Convergence of $\sum_{n=1}^{\infty}(\sqrt[n]{e}-1)$ How would one prove that the series 
$$\sum_{n=1}^{\infty}(\sqrt[n]{e}-1)$$ 
diverges? The Root and Ratio test are useless here. It is also not so obvious to me how I could bound the given series by a smaller series which diverges. 

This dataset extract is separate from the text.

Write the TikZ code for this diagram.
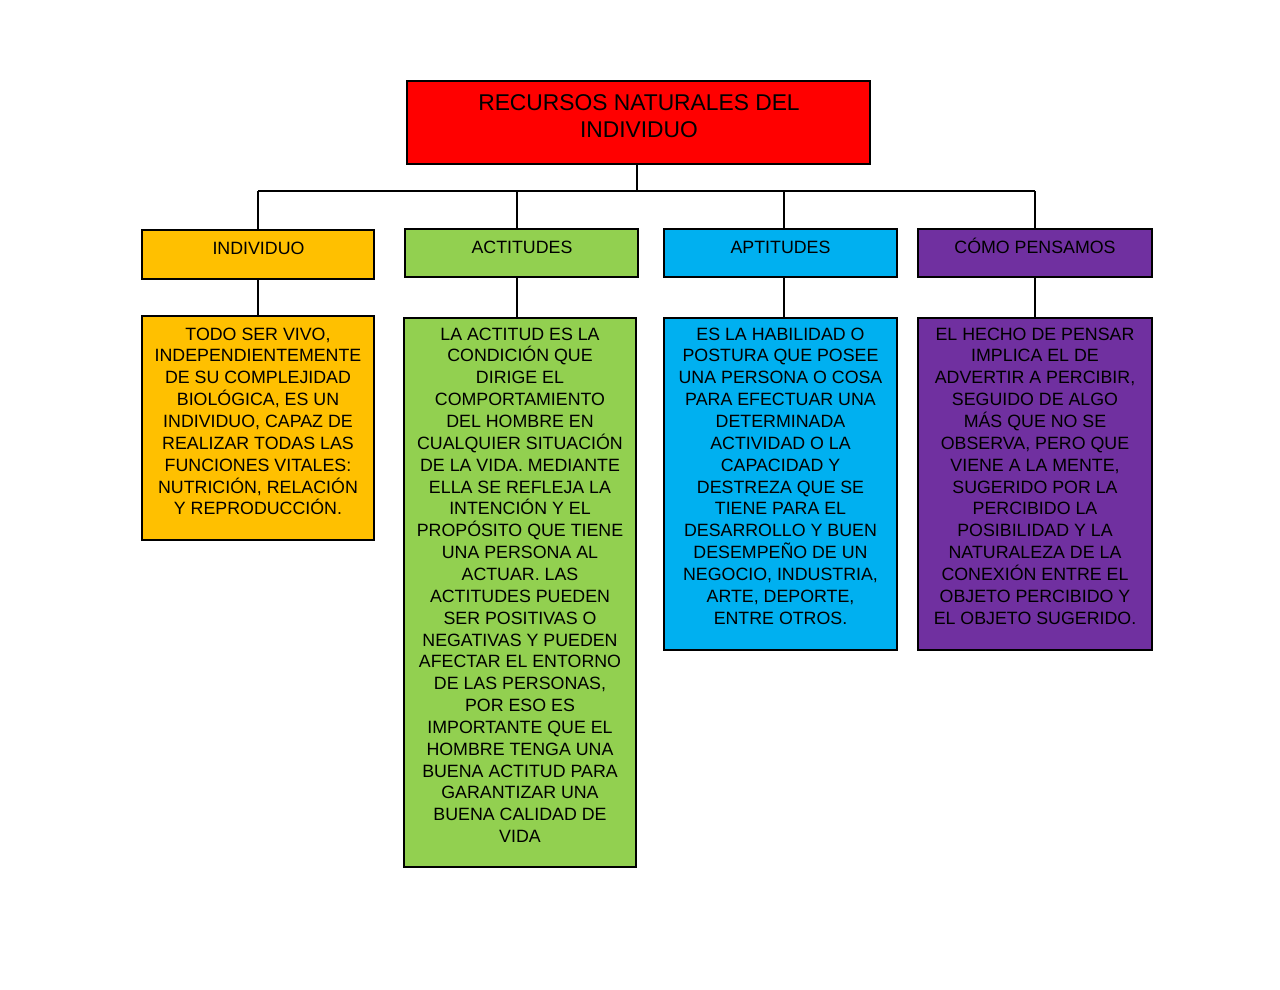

A friend a mine told me that I can use the Cauchy Condensation Test and I got to this point 
$$\sum_{n=1}^{\infty}(\sqrt[n]{e}-1) \sim \sum_{n=1}^{\infty}2^n(\sqrt[2n]{e}-1)$$
but it is unclear to me how to continue from here. 
 A: The sequence given by
$$ a_n=\left(1+\frac{1}{n}\right)^n $$
is an increasing sequence due to the AM-GM inequality and it converges to $e$. 
It follows that
$$ \sqrt[n]{e} > 1+\frac{1}{n} $$
hence the given series is divergent by comparison with the harmonic series.
A: More generally,
if $a > 1$,
$\sum_{n=1}^{\infty}(\sqrt[n]{a}-1)
$
diverges.
Since
$e^x \ge 1+x$,
$\sqrt[n]{a}
=e^{\ln(a)/n}
\ge 1+\ln(a)/n
$,
so that
$\sqrt[n]{a}-1
\ge \ln(a)/n
$
and the sum of these
diverges.
A: Hint: $$\sqrt[n]{e}=e^{1/n}=1+\frac{1}{n}+\cdots>1+\frac{1}{n}.$$ Thus, we have $\sqrt[n]{e}-1>\frac{1}{n}$, and now we can look at partial sums to conclude the series is divergent.
A: Since
\begin{align*}
\lim_{n\rightarrow\infty}\frac{\sqrt[n]{e}-1}{\frac{1}{n}} =1,
\end{align*}
the series is divergent.
A: In THIS ANSWER, I showed using only the limit definition and Bernoulli's Inequality that the exponential function satisfies the inequalities

$$1+x\le e^x\le \frac{1}{1-x} \tag 1$$

where the left-hand side inequality of $(1)$ holds everywhere whereas the right-hand side inequality holds for $x<1$.  Therefore, we find that for $n>1$ and any $a>0$  
$$\frac{1}{n^a}\le e^{1/n^a}-1\le \frac{1}{n^a-1} \tag 2$$
Hence, we conclude that the series $\sum_{n=1}^\infty \left(e^{1/n^a}-1\right)$ converges for $a>1$ and diverges for $a\le 1$.